In the industrial precincts of the East and West sides, the metropolitan labor movement had revived along with the quickened economy. The world of German socialism, in particular, had been newly reinvigorated by the arrival of thousands of immigrants fleeing Bismarck’s repression. Newcomers slipped comfortably into various of the German-speaking craft unions leagued together in the United German Trades. Many also joined the Socialist Labor Party (SLP), as the old Workingmen’s Party was now called, and indeed political and labor organizations overlapped substantially—with the Brewery Workers, a pioneering industrial union, making significant gains under socialist leadership. German socialism, with its labor lyceums and schools for children, was deeply rooted in, though largely limited to, Kleindeutschland.

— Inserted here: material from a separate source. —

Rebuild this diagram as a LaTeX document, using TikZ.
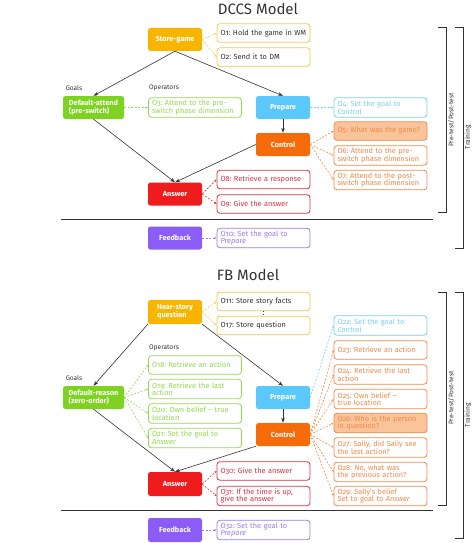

A second constellation of unionists, known as the “pure and simple” variety, concentrated on mustering skilled workers into disciplined craft-based organizations. Cigarmakers, led by Samuel Gompers, were the strongest advocates of this approach. Gompers, born in 1850 in London’s East End to Dutch-Jewish parents, was brought to New York in 1863. He spent his teens and twenties helping his father make cigars in their East Side tenement apartment. He attended lectures and classes at Cooper Union, joined debating clubs and the Odd Fellows, and developed a fierce attachment to the fledgling Cigarmakers Union. In the early days, he and his intimate associates—men like Adolph Strasser and Peter J. McGuire—shared the socialists’ conviction that unions should struggle for the ultimate transformation of society at the same time as they fought to improve working conditions in the present.
The depression years changed his thinking. Watching (and dodging) rampaging policemen at Tompkins Square in 1874 convinced Gompers that those in power would not shrink from violently repressing radical challenges to the existing order. His conviction was deepened by the hysterical response of police, press, and pulpit to the Great Strike of 1877 and by the failure of the Cigarmakers’ own walkout that year.